#### REQUIRED TASK
Write the records below out again exactly as given, with no images.

Source code of charts:
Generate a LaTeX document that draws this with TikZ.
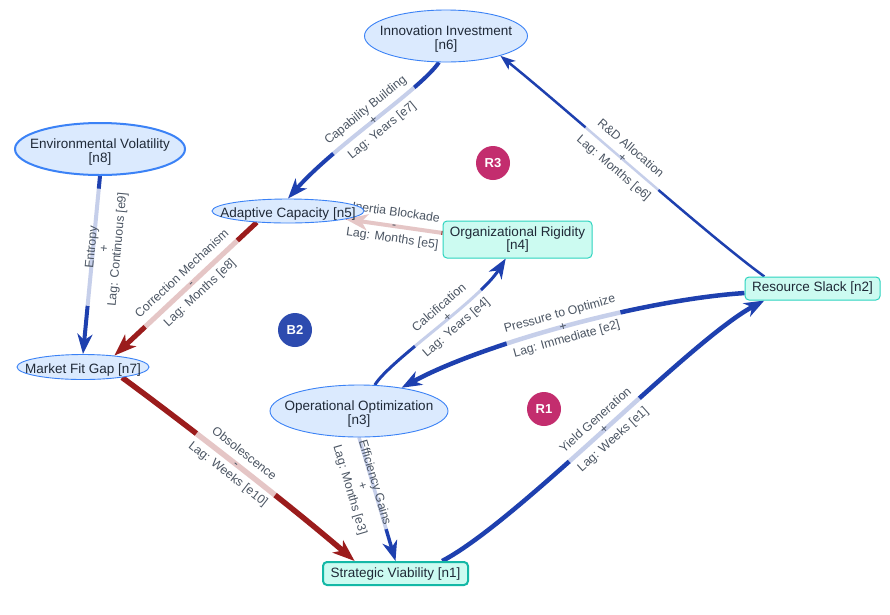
\documentclass[tikz,border=0pt]{standalone}
\usepackage{fontspec}
\setmainfont{Liberation Sans}
\definecolor{cldblue} {RGB}{30,64,175}
\definecolor{cldred}  {RGB}{155,28,28}
\definecolor{cldfill} {RGB}{219,234,254}
\definecolor{cldline} {RGB}{59,130,246}
\definecolor{cldteal} {RGB}{45,212,191}
\definecolor{clddeep} {RGB}{20,184,166}
\definecolor{cldmint} {RGB}{204,251,241}
\definecolor{cldtext} {RGB}{31,41,55}
\definecolor{cldgray} {RGB}{75,85,99}
\definecolor{cldpink} {RGB}{195,45,110}
\definecolor{cldloop} {RGB}{45,75,175}
\usetikzlibrary{arrows.meta,shapes.geometric,backgrounds}
\newcommand{\nodefont}{\fontsize{13.5}{13.5}\selectfont}
\newcommand{\labfont}{\fontsize{12.3}{13}\selectfont}
\newcommand{\tight}[1]{\makebox[0pt]{\raisebox{-3.5pt}[\height][\depth]{%
  \begin{tabular}{@{}c@{}}#1\end{tabular}}}}
\tikzset{
  stock/.style={ellipse,draw=cldline,fill=cldfill,line width=0.9pt,
                text=cldtext,font=\nodefont,inner sep=0pt},
  flow/.style={rectangle,rounded corners=4pt,draw=cldteal,fill=cldmint,
               line width=1pt,text=cldtext,font=\nodefont,align=center,
               inner sep=2pt},
  plink/.style={-{Stealth[length=20pt,width=15pt,inset=6pt]},draw=cldblue,
                line width=#1},
  nlink/.style={-{Stealth[length=22pt,width=16pt,inset=6pt]},draw=cldred,
                line width=#1},
  tipsmall/.style={-{Stealth[length=15pt,width=11pt,inset=4pt]}},
  elabel/.style={sloped,align=center,font=\labfont,text=cldgray,
                 fill=white,fill opacity=0.75,text opacity=1,inner sep=1.5pt},
  loopmark/.style={circle,fill=#1,text=white,minimum size=34pt,inner sep=0pt,
                   font=\bfseries\fontsize{13}{13}\selectfont},
}
\begin{document}
\begin{tikzpicture}[x=1pt,y=-1pt]
  \useasboundingbox (0,0) rectangle (890,614);
  \node[stock,minimum width=163pt,minimum height=52pt] (n6) at (446,36)
       {\tight{Innovation Investment\\{}[n6]}};
  \node[stock,minimum width=170pt,minimum height=52pt,line width=2pt] (n8) at (100,149)
       {\tight{Environmental Volatility\\{}[n8]}};
  \node[stock,minimum width=152pt,minimum height=24pt] (n5) at (288,211)
       {\tight{Adaptive Capacity [n5]}};
  \node[stock,minimum width=132pt,minimum height=25pt] (n7) at (83,367)
       {\tight{Market Fit Gap [n7]}};
  \node[stock,minimum width=178pt,minimum height=52pt] (n3) at (359,411)
       {\tight{Operational Optimization\\{}[n3]}};
  \node[flow,minimum width=149pt,minimum height=37pt] (n4) at (517.5,239.5)
       {Organizational Rigidity\\{}[n4]};
  \node[flow,minimum width=135pt,minimum height=23pt] (n2) at (812.5,288.5)
       {Resource Slack [n2]};
  \node[flow,minimum width=145pt,minimum height=23pt,draw=clddeep,line width=2pt] (n1)
       at (395.5,573.5) {Strategic Viability [n1]};
  \node[loopmark=cldpink] (r3) at (493,163) {R3};
  \node[loopmark=cldloop] (b2) at (295,330) {B2};
  \node[loopmark=cldpink] (r1) at (544,409) {R1};

  \begin{scope}[on background layer]
    \fill[white] (0,0) rectangle (890,614);
    \draw[plink=4pt] (n6.-105) .. controls (420,90) and (335,145) .. (n5.north)
         node[elabel,pos=0.5] {Capability Building\\+\\Lag: Years [e7]};
    \draw[plink=2.5pt,tipsmall] (n2.166) .. controls (707,235) and (570,112) .. (n6.-20)
         node[elabel,pos=0.55] {R\&D Allocation\\+\\Lag: Months [e6]};
    \draw[nlink=4pt] (n4.175) -- (n5)
         node[elabel,pos=0.5] {Inertia Blockade\\-\\Lag: Months [e5]};
    \draw[nlink=5pt] (n5.-160) -- (n7.20)
         node[elabel,pos=0.46] {Correction Mechanism\\-\\Lag: Months [e8]};
    \draw[plink=4pt] (n8.south) -- (n7.north)
         node[elabel,pos=0.4,yshift=-12pt] {Entropy\\+\\Lag: Continuous [e9]};
    \draw[nlink=5.5pt] (n7.-15) .. controls (180,420) and (290,505) .. (n1.163)
         node[elabel,pos=0.5] {Obsolescence\\-\\Lag: Weeks [e10]};
    \draw[plink=3.5pt] (n3.south) -- (n1.north)
         node[elabel,pos=0.37,yshift=-11pt] {Efficiency Gains\\+\\Lag: Months [e3]};
    \draw[plink=3pt] (n3) .. controls (390,360) and (480,300) .. (n4)
         node[elabel,pos=0.57] {Calcification\\+\\Lag: Years [e4]};
    \draw[plink=4.5pt] (n2) .. controls (640,300) and (480,345) .. (n3)
         node[elabel,pos=0.5] {Pressure to Optimize\\+\\Lag: Immediate [e2]};
    \draw[plink=4.5pt] (n1.15) .. controls (520,520) and (690,340) .. (n2.194)
         node[elabel,pos=0.5] {Yield Generation\\+\\Lag: Weeks [e1]};
  \end{scope}
\end{tikzpicture}
\end{document}
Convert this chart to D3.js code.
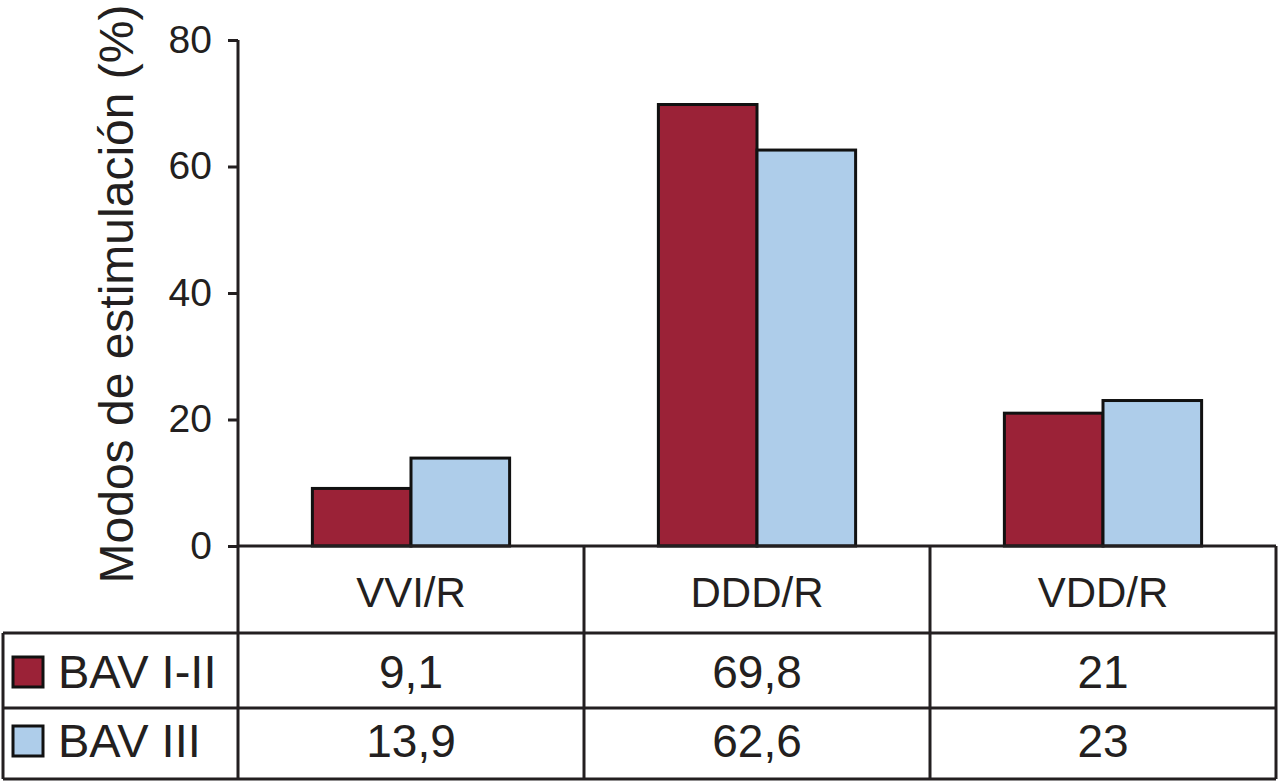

#### THE RESPONSE
Generate a LaTeX document that draws this with TikZ.
\documentclass[tikz,border=0pt]{standalone}
\usepackage{fontspec}
\setmainfont{Liberation Sans}
\definecolor{cldblue} {RGB}{30,64,175}
\definecolor{cldred}  {RGB}{155,28,28}
\definecolor{cldfill} {RGB}{219,234,254}
\definecolor{cldline} {RGB}{59,130,246}
\definecolor{cldteal} {RGB}{45,212,191}
\definecolor{clddeep} {RGB}{20,184,166}
\definecolor{cldmint} {RGB}{204,251,241}
\definecolor{cldtext} {RGB}{31,41,55}
\definecolor{cldgray} {RGB}{75,85,99}
\definecolor{cldpink} {RGB}{195,45,110}
\definecolor{cldloop} {RGB}{45,75,175}
\usetikzlibrary{arrows.meta,shapes.geometric,backgrounds}
\newcommand{\nodefont}{\fontsize{13.5}{13.5}\selectfont}
\newcommand{\labfont}{\fontsize{12.3}{13}\selectfont}
\newcommand{\tight}[1]{\makebox[0pt]{\raisebox{-3.5pt}[\height][\depth]{%
  \begin{tabular}{@{}c@{}}#1\end{tabular}}}}
\tikzset{
  stock/.style={ellipse,draw=cldline,fill=cldfill,line width=0.9pt,
                text=cldtext,font=\nodefont,inner sep=0pt},
  flow/.style={rectangle,rounded corners=4pt,draw=cldteal,fill=cldmint,
               line width=1pt,text=cldtext,font=\nodefont,align=center,
               inner sep=2pt},
  plink/.style={-{Stealth[length=20pt,width=15pt,inset=6pt]},draw=cldblue,
                line width=#1},
  nlink/.style={-{Stealth[length=22pt,width=16pt,inset=6pt]},draw=cldred,
                line width=#1},
  tipsmall/.style={-{Stealth[length=15pt,width=11pt,inset=4pt]}},
  elabel/.style={sloped,align=center,font=\labfont,text=cldgray,
                 fill=white,fill opacity=0.75,text opacity=1,inner sep=1.5pt},
  loopmark/.style={circle,fill=#1,text=white,minimum size=34pt,inner sep=0pt,
                   font=\bfseries\fontsize{13}{13}\selectfont},
}
\begin{document}
\begin{tikzpicture}[x=1pt,y=-1pt]
  \useasboundingbox (0,0) rectangle (890,614);
  \node[stock,minimum width=163pt,minimum height=52pt] (n6) at (446,36)
       {\tight{Innovation Investment\\{}[n6]}};
  \node[stock,minimum width=170pt,minimum height=52pt,line width=2pt] (n8) at (100,149)
       {\tight{Environmental Volatility\\{}[n8]}};
  \node[stock,minimum width=152pt,minimum height=24pt] (n5) at (288,211)
       {\tight{Adaptive Capacity [n5]}};
  \node[stock,minimum width=132pt,minimum height=25pt] (n7) at (83,367)
       {\tight{Market Fit Gap [n7]}};
  \node[stock,minimum width=178pt,minimum height=52pt] (n3) at (359,411)
       {\tight{Operational Optimization\\{}[n3]}};
  \node[flow,minimum width=149pt,minimum height=37pt] (n4) at (517.5,239.5)
       {Organizational Rigidity\\{}[n4]};
  \node[flow,minimum width=135pt,minimum height=23pt] (n2) at (812.5,288.5)
       {Resource Slack [n2]};
  \node[flow,minimum width=145pt,minimum height=23pt,draw=clddeep,line width=2pt] (n1)
       at (395.5,573.5) {Strategic Viability [n1]};
  \node[loopmark=cldpink] (r3) at (493,163) {R3};
  \node[loopmark=cldloop] (b2) at (295,330) {B2};
  \node[loopmark=cldpink] (r1) at (544,409) {R1};

  \begin{scope}[on background layer]
    \fill[white] (0,0) rectangle (890,614);
    \draw[plink=4pt] (n6.-105) .. controls (420,90) and (335,145) .. (n5.north)
         node[elabel,pos=0.5] {Capability Building\\+\\Lag: Years [e7]};
    \draw[plink=2.5pt,tipsmall] (n2.166) .. controls (707,235) and (570,112) .. (n6.-20)
         node[elabel,pos=0.55] {R\&D Allocation\\+\\Lag: Months [e6]};
    \draw[nlink=4pt] (n4.175) -- (n5)
         node[elabel,pos=0.5] {Inertia Blockade\\-\\Lag: Months [e5]};
    \draw[nlink=5pt] (n5.-160) -- (n7.20)
         node[elabel,pos=0.46] {Correction Mechanism\\-\\Lag: Months [e8]};
    \draw[plink=4pt] (n8.south) -- (n7.north)
         node[elabel,pos=0.4,yshift=-12pt] {Entropy\\+\\Lag: Continuous [e9]};
    \draw[nlink=5.5pt] (n7.-15) .. controls (180,420) and (290,505) .. (n1.163)
         node[elabel,pos=0.5] {Obsolescence\\-\\Lag: Weeks [e10]};
    \draw[plink=3.5pt] (n3.south) -- (n1.north)
         node[elabel,pos=0.37,yshift=-11pt] {Efficiency Gains\\+\\Lag: Months [e3]};
    \draw[plink=3pt] (n3) .. controls (390,360) and (480,300) .. (n4)
         node[elabel,pos=0.57] {Calcification\\+\\Lag: Years [e4]};
    \draw[plink=4.5pt] (n2) .. controls (640,300) and (480,345) .. (n3)
         node[elabel,pos=0.5] {Pressure to Optimize\\+\\Lag: Immediate [e2]};
    \draw[plink=4.5pt] (n1.15) .. controls (520,520) and (690,340) .. (n2.194)
         node[elabel,pos=0.5] {Yield Generation\\+\\Lag: Weeks [e1]};
  \end{scope}
\end{tikzpicture}
\end{document}
Convert this chart to D3.js code.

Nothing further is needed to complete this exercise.